Implications of Investment Risk Disclosures
The Court emphasized the significance of the disclosures in the Private Placement Memorandum, which clearly communicated the high degree of risk associated with the investment. The presence of these disclosures indicated that even an inexperienced investor, like Kondrat described himself, should have been aware of the risks involved. The court asserted that the plaintiffs' acknowledgment of these risks in the subscription agreement undermined their claims of being misled by the defendants. Since the PPM explicitly outlined the investment risks, the court concluded that the plaintiffs could not reasonably claim ignorance of these risks or misrepresentations after having signed documents that detailed them. Consequently, the existence of the PPM served as a critical piece of evidence that supported the defendants' position and contributed to the dismissal of the plaintiffs' claims.

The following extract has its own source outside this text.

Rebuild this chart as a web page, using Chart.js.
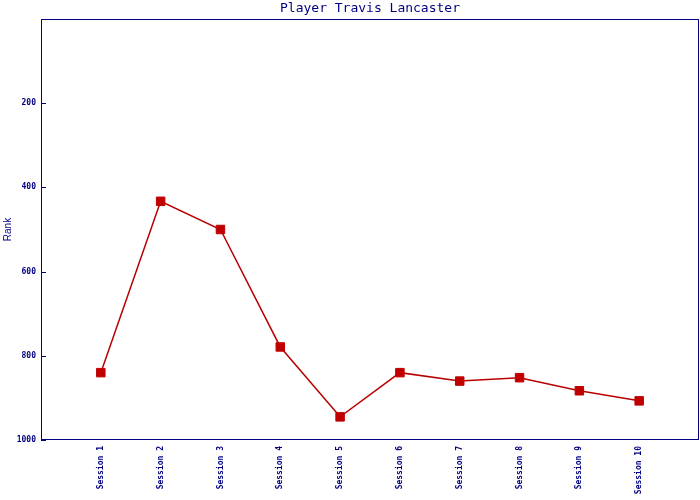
<!DOCTYPE html>
<html>
<head>
<meta charset="utf-8">
<script src="https://cdn.jsdelivr.net/npm/chart.js@4"></script>
<style>
  body { margin: 0; background: #fff; }
  #wrap { width: 700px; height: 500px; }
</style>
</head>
<body>
<div id="wrap"><canvas id="mycanvas"></canvas></div>
<script>
var sessions = ["Session 1", "Session 2", "Session 3", "Session 4", "Session 5",
                "Session 6", "Session 7", "Session 8", "Session 9", "Session 10"];
var ranks = [840, 433, 500, 779, 945, 840, 860, 852, 883, 907];
var yTicks = [200, 400, 600, 800, 1000];

var navy = "#000080";

// frame round the plot plus inward tick marks on the y axis
var framePlugin = {
  id: "frame",
  afterDraw: function(chart) {
    var ctx = chart.ctx;
    var a = chart.chartArea;
    var y = chart.scales.y;
    ctx.save();
    ctx.strokeStyle = navy;
    ctx.lineWidth = 1;
    ctx.strokeRect(Math.round(a.left) + 0.5, Math.round(a.top) + 0.5,
                   Math.round(a.right - a.left) - 1, Math.round(a.bottom - a.top) - 1);
    ctx.beginPath();
    yTicks.forEach(function(v) {
      var py = Math.round(y.getPixelForValue(v)) + 0.5;
      ctx.moveTo(a.left, py);
      ctx.lineTo(a.left + 5, py);
    });
    ctx.stroke();
    ctx.restore();
  }
};

var chartdata = {
  labels: [""].concat(sessions, [""]),
  datasets: [
    {
      label: "Rank",
      data: [null].concat(ranks, [null]),
      borderColor: "#b80000",
      backgroundColor: "#c00000",
      borderWidth: 1.5,
      pointStyle: "rect",
      pointRadius: 6,
      pointBorderWidth: 1,
      pointBorderColor: "#c00000",
      pointBackgroundColor: "#c00000",
      lineTension: 0
    }
  ]
};

var ctx = document.getElementById("mycanvas");

var LineGraph = new Chart(ctx, {
  type: "line",
  data: chartdata,
  plugins: [framePlugin],
  options: {
    responsive: true,
    maintainAspectRatio: false,
    animation: false,
    devicePixelRatio: 1,
    layout: { autoPadding: false, padding: { left: 0, right: 1, top: 0, bottom: 0 } },
    scales: {
      x: {
        offset: false,
        grid: { display: false, drawTicks: false },
        border: { display: false },
        afterFit: function(s) {
          s.height = 60;
          s.paddingLeft = 0;
          s.paddingRight = 0;
        },
        ticks: {
          autoSkip: false,
          minRotation: 90,
          maxRotation: 90,
          padding: 6,
          color: navy,
          font: { family: "DejaVu Sans Mono", size: 8, weight: "bold" }
        }
      },
      y: {
        reverse: true,
        min: 0,
        max: 1000,
        grid: { display: false, drawTicks: false },
        border: { display: false },
        afterFit: function(s) {
          s.width = 41;
          s.paddingTop = 0;
          s.paddingBottom = 0;
        },
        afterBuildTicks: function(s) {
          s.ticks = yTicks.map(function(v) { return { value: v }; });
        },
        title: {
          display: true,
          text: "Rank",
          color: navy,
          padding: { top: 2, bottom: 0 },
          font: { family: "Liberation Sans", size: 10 }
        },
        ticks: {
          padding: 5,
          color: navy,
          callback: function(v) { return String(v); },
          font: { family: "DejaVu Sans Mono", size: 8, weight: "bold" }
        }
      }
    },
    plugins: {
      title: {
        display: true,
        fullSize: false,
        text: "Player Travis Lancaster",
        color: navy,
        font: { family: "DejaVu Sans Mono", size: 13, weight: "normal" },
        padding: { top: 1, bottom: 2.4 }
      },
      legend: { display: false },
      tooltip: { enabled: false }
    }
  }
});
</script>
</body>
</html>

Evaluation of Debt Collection Practices
Regarding the plaintiffs' claim against Franklin Credit for illegal debt collection practices, the court ruled that the communications sent by Franklin Credit did not constitute unlawful actions under the Fair Debt Collection Act. The court noted that the letters were lawful attempts to collect a debt that was owed and did not involve any actions that could be classified as harassment or abuse. Specifically, the court highlighted that merely threatening to take legal action does not fall under the definition of inappropriate debt collection practices. Given that Franklin Credit was acting as the holder of the mortgage and was legally entitled to collect the debt, the court affirmed that their actions were within the bounds of the law, leading to the dismissal of this claim as well.
Final Determination on Remaining Claims
In its final determination, the court addressed the remaining counts of the plaintiffs' complaint, specifically count six, which sought an accounting of the partnership, and count eleven, which alleged a violation of state civil RICO laws. The court found no genuine issue of material fact that warranted reversal on these counts. For the accounting request, the court noted that the defendants had provided sufficient information in response to the plaintiffs' interrogatories, and the plaintiffs did not pursue this issue on appeal. As for the RICO claim, the court concluded that the plaintiffs had not pled the necessary elements with sufficient specificity, failing to demonstrate a pattern of corrupt activity or the commission of multiple criminal offenses as required. Thus, the court affirmed the summary judgment in favor of the defendants, effectively concluding the plaintiffs' appeal.